For tax years beginning after December 31, 2025, the One, Big, Beautiful Bill restored the ability to add back depreciation, amortization, and depletion when calculating adjusted taxable income, effectively returning to the more generous EBITDA-based calculation that had been in place before 2022.10Internal Revenue Service. IRS Updates Frequently Asked Questions on Changes to the Limitation on the Deduction for Business Interest Expense Small businesses that meet the gross receipts test are exempt from this limitation entirely.11Internal Revenue Service. Questions and Answers About the Limitation on the Deduction for Business Interest Expense

Equity Financing

When a corporation receives an equity investment from a shareholder, that contribution is generally excluded from gross income under 26 USC 118.12Office of the Law Revision Counsel. 26 USC 118 – Contributions to the Capital of a Corporation The tax consequences land primarily on the investor side. If the investor eventually sells shares at a gain, the gain is taxable as a capital gain. For investors in qualifying small businesses, Section 1202 of the Internal Revenue Code can exclude a significant portion of that gain from federal tax, provided the stock is held for at least five years and the company meets specific requirements.

Grant Funding

Tax treatment of grants depends on who receives them. Organizations with 501(c)(3) tax-exempt status generally do not owe income tax on grant funds received in furtherance of their exempt purpose. For-profit businesses and individuals that receive grants typically must include the funds in gross income. Certain educational grants used exclusively for tuition, fees, and required supplies may be excluded, but amounts used for living expenses or received as payment for services are taxable.

Dispute Resolution

Most funding agreements require the parties to resolve disagreements outside of court, using mechanisms that are faster, cheaper, and more private than litigation.

Mediation is often the required first step. The parties sit down with a neutral mediator to negotiate a resolution. Mediation is typically non-binding, meaning neither side is forced to accept a particular outcome, but the agreement may require them to participate in good faith before escalating further.
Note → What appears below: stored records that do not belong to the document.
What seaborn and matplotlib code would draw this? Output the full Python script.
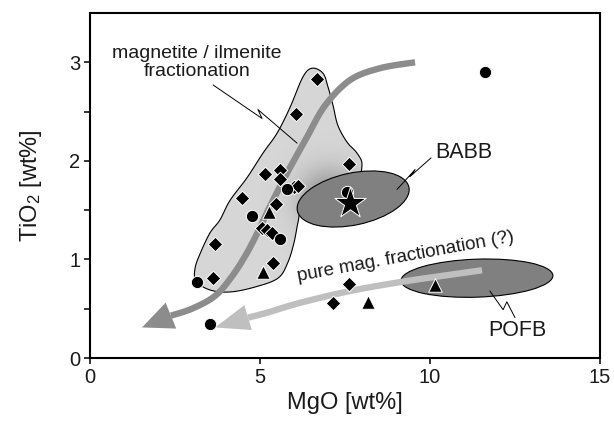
import numpy as np
import pandas as pd
import matplotlib
matplotlib.use("Agg")
import matplotlib.pyplot as plt
import seaborn as sns
from matplotlib.patches import Polygon, Ellipse
from matplotlib.transforms import ScaledTranslation

# ---- sample compositions (MgO, TiO2 in wt%) ----
diamond_mgo = [6.68, 6.06, 7.62, 5.15, 5.59, 5.59, 6.00, 6.12, 4.47, 5.47,
               5.06, 5.21, 5.35, 3.68, 3.62, 5.38, 7.62, 7.15]
diamond_tio2 = [2.83, 2.48, 1.97, 1.87, 1.91, 1.82, 1.73, 1.74, 1.62, 1.56,
                1.32, 1.30, 1.27, 1.16, 0.81, 0.96, 0.75, 0.56]

circle_mgo = [5.79, 4.76, 5.59, 3.15, 3.53, 7.56, 11.62]
circle_tio2 = [1.71, 1.44, 1.21, 0.77, 0.35, 1.68, 2.90]

triangle_mgo = [5.26, 5.09, 8.18, 10.15]
triangle_tio2 = [1.48, 0.87, 0.57, 0.74]

star_mgo = [7.65]
star_tio2 = [1.57]

x_ticks = [0, 5, 10, 15]
y_ticks = [0, 1, 2, 3]

# ---- style ----
sns.set_theme(style="white")
plt.rcParams["font.family"] = ["Liberation Sans", "DejaVu Sans"]
plt.rcParams["mathtext.fontset"] = "custom"
plt.rcParams["mathtext.rm"] = "Liberation Sans"
plt.rcParams["mathtext.it"] = "Liberation Sans:italic"

fig = plt.figure(figsize=(6.14, 4.32), dpi=100)
ax = fig.add_axes([90 / 614, 1 - 358 / 432, 510 / 614, 345 / 432])
ax.set_xlim(0, 15)
ax.set_ylim(0, 3.5)


def catmull(pts, n=10, closed=False):
    """Smooth a polyline through the given control points."""
    p = np.asarray(pts, float)
    m = len(p)
    out = []
    segs = m if closed else m - 1
    for i in range(segs):
        if closed:
            p0, p1, p2, p3 = p[(i - 1) % m], p[i], p[(i + 1) % m], p[(i + 2) % m]
        else:
            p0 = p[max(i - 1, 0)]
            p1, p2 = p[i], p[i + 1]
            p3 = p[min(i + 2, m - 1)]
        for t in np.linspace(0, 1, n, endpoint=False):
            t2, t3 = t * t, t * t * t
            out.append(0.5 * ((2 * p1) + (-p0 + p2) * t
                              + (2 * p0 - 5 * p1 + 4 * p2 - p3) * t2
                              + (-p0 + 3 * p1 - 3 * p2 + p3) * t3))
    if not closed:
        out.append(p[-1])
    return np.array(out)


def to_px(xy):
    return ax.transData.transform(np.asarray(xy, float))


def to_data(pxy):
    return ax.transData.inverted().transform(np.asarray(pxy, float))


def curved_arrow(body, tip, color, lw_pt, head_w_px, z):
    pts = catmull(body, n=12)
    ax.plot(pts[:, 0], pts[:, 1], color=color, lw=lw_pt,
            solid_capstyle="butt", zorder=z)
    base = to_px(body[-1])
    tp = to_px(tip)
    d = tp - base
    d = d / np.hypot(*d)
    nrm = np.array([-d[1], d[0]])
    tri = np.array([tp, base + nrm * head_w_px / 2, base - nrm * head_w_px / 2])
    ax.add_patch(Polygon(to_data(tri), closed=True, facecolor=color,
                         edgecolor="none", zorder=z))


def ellipse(center, w_px, h_px, angle, z):
    tr = fig.dpi_scale_trans + ScaledTranslation(center[0], center[1], ax.transData)
    e = Ellipse((0, 0), w_px / 100, h_px / 100, angle=angle, transform=tr,
                facecolor="#808080", edgecolor="black", lw=0.8, zorder=z)
    ax.add_patch(e)


# ---- magnetite / ilmenite fractionation field ----
field = [(6.53, 2.94), (6.85, 2.89), (7.00, 2.75), (7.15, 2.56), (7.29, 2.36),
         (7.56, 2.19), (7.85, 2.08), (8.00, 1.96), (7.79, 1.79), (6.76, 1.63),
         (6.24, 1.52), (6.12, 1.38), (6.00, 1.17), (5.82, 0.97), (5.53, 0.81),
         (4.85, 0.72), (4.12, 0.67), (3.53, 0.69), (3.12, 0.78), (3.09, 0.91),
         (3.24, 1.06), (3.53, 1.27), (3.82, 1.40), (4.12, 1.60), (4.62, 1.83),
         (5.09, 2.08), (5.50, 2.28), (5.88, 2.54), (6.26, 2.85)]
field_pts = catmull(field, n=8, closed=True)
field_fill = Polygon(field_pts, closed=True, facecolor="#d6d6d6",
                     edgecolor="none", zorder=1)
ax.add_patch(field_fill)

# darker halo where the field joins the BABB ellipse
gx = np.linspace(4.0, 9.0, 300)
gy = np.linspace(0.9, 2.5, 200)
GX, GY = np.meshgrid(gx, gy)
sx = (to_px((1, 0)) - to_px((0, 0)))[0]
sy = (to_px((0, 1)) - to_px((0, 0)))[1]
halo_c = (7.05, 1.60)
dist = np.hypot((GX - halo_c[0]) * sx, (GY - halo_c[1]) * sy)
inten = np.exp(-(dist / 30.0) ** 2)
rgba = np.zeros(GX.shape + (4,))
rgba[..., :3] = 0.50
rgba[..., 3] = 0.85 * inten
im = ax.imshow(rgba, extent=(gx[0], gx[-1], gy[0], gy[-1]), origin="lower",
               aspect="auto", zorder=1.5, interpolation="bilinear")
im.set_clip_path(field_fill)

ax.add_patch(Polygon(field_pts, closed=True, facecolor="none",
                     edgecolor="black", lw=0.8, zorder=2))

# ---- fractionation trend arrows ----
mag_body = [(9.56, 3.00), (8.53, 2.94), (7.65, 2.82), (6.91, 2.56), (6.38, 2.24),
            (5.88, 1.93), (5.53, 1.70), (5.24, 1.50), (4.94, 1.28), (4.59, 1.05),
            (4.18, 0.83), (3.68, 0.63), (3.00, 0.50), (2.38, 0.43)]
curved_arrow(mag_body, (1.53, 0.31), "#8c8c8c", 4.6, 28, 2.5)

# ---- end-member fields ----
ellipse((7.74, 1.613), 114, 52, 12, 3)
ellipse((11.38, 0.81), 152, 38, 2, 3)

pure_body = [(11.53, 0.89), (10.09, 0.82), (9.12, 0.77), (7.65, 0.68),
             (6.18, 0.56), (5.21, 0.46), (4.65, 0.41)]
curved_arrow(pure_body, (3.68, 0.31), "#bfbfbf", 4.6, 26, 3.5)

# ---- zig-zag leader lines ----
leaders = [
    [(3.62, 2.77), (5.06, 2.43), (4.94, 2.52), (6.09, 2.18)],
    [(10.03, 2.03), (9.41, 1.84), (9.56, 1.91), (9.03, 1.71)],
    [(11.76, 0.68), (12.15, 0.49), (12.26, 0.57), (12.50, 0.41)],
]
for ld in leaders:
    ld = np.array(ld)
    ax.plot(ld[:, 0], ld[:, 1], color="black", lw=0.7, zorder=4)

# ---- samples ----
df_d = pd.DataFrame({"MgO": diamond_mgo, "TiO2": diamond_tio2})
df_c = pd.DataFrame({"MgO": circle_mgo, "TiO2": circle_tio2})
df_t = pd.DataFrame({"MgO": triangle_mgo, "TiO2": triangle_tio2})
df_s = pd.DataFrame({"MgO": star_mgo, "TiO2": star_tio2})

common = dict(color="black", edgecolor="white", linewidth=0.7, ax=ax, legend=False)
sns.scatterplot(data=df_d, x="MgO", y="TiO2", marker="D", s=55, zorder=5, **common)
sns.scatterplot(data=df_c, x="MgO", y="TiO2", marker="o", s=78, zorder=5, **common)
sns.scatterplot(data=df_t, x="MgO", y="TiO2", marker="^", s=95, zorder=5, **common)
sns.scatterplot(data=df_s, x="MgO", y="TiO2", marker="*", s=560, zorder=6, **common)

# ---- labels ----
tc = "#1a1a1a"
ax.text(3.15, 3.0, "magnetite / ilmenite\nfractionation", ha="center",
        va="center", fontsize=14, linespacing=1.12, color=tc, zorder=7)
ax.text(11.0, 2.08, "BABB", ha="center", va="center", fontsize=15.5,
        color=tc, zorder=7)
ax.text(12.56, 0.28, "POFB", ha="center", va="center", fontsize=15.5,
        color=tc, zorder=7)
ax.text(9.29, 1.03, "pure mag. fractionation (?)", ha="center", va="center",
        rotation=10.4, rotation_mode="anchor", fontsize=13.5, color=tc, zorder=7)

# ---- axes ----
ax.set_xticks(x_ticks)
ax.set_yticks(y_ticks)
ax.set_yticks([0.5, 1.5, 2.5], minor=True)
ax.tick_params(which="both", direction="out", length=4, width=1.1,
               color="black", left=True, bottom=True, labelsize=14.5,
               labelcolor=tc, pad=3)
for sp in ax.spines.values():
    sp.set_color("black")
    sp.set_linewidth(1.5)
ax.set_xlabel("MgO [wt%]", fontsize=17, color=tc, labelpad=4)
ax.set_ylabel(r"TiO$_\mathregular{2}$ [wt%]", fontsize=17, color=tc, labelpad=18)
ax.set_xlim(0, 15)
ax.set_ylim(0, 3.5)

fig.savefig("out.png", dpi=100)
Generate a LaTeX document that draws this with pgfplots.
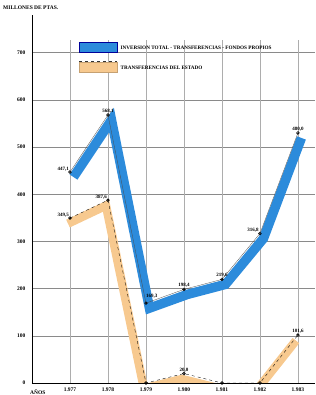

If mediation fails, binding arbitration is the next common mechanism. Under the Federal Arbitration Act, a written agreement to resolve disputes through arbitration is valid, irrevocable, and enforceable, meaning courts will generally send the case to arbitration rather than letting it proceed as a lawsuit.13Office of the Law Revision Counsel. 9 USC 2 – Validity, Irrevocability, and Enforcement of Arbitration Agreements The agreement will specify which organization administers the arbitration, the rules that apply, and whether one arbitrator or a panel hears the case.

The agreement also designates the governing law (which state’s laws apply to interpretation) and may include a forum selection clause specifying where any legal proceedings must take place. These clauses reduce uncertainty, but their enforceability varies somewhat across federal circuits, so the specific forum chosen can matter more than parties realize at the time of signing.

Disbursement Schedules

Few funding agreements release the full amount at once. Funders manage risk by structuring disbursements in tranches, releasing portions of the total commitment as the recipient meets defined milestones. A construction loan might release funds as building phases are completed. A venture capital investment might tie the second tranche to hitting a revenue target or a product launch date.

The disbursement schedule works hand-in-hand with the conditions precedent and reporting requirements. Each tranche release typically requires the recipient to certify that all representations remain true, that no default has occurred, and that the prior tranche was used for its stated purpose. If the recipient falls behind on milestones, the funder can hold back remaining tranches without formally declaring a default, creating powerful leverage to keep the project on track.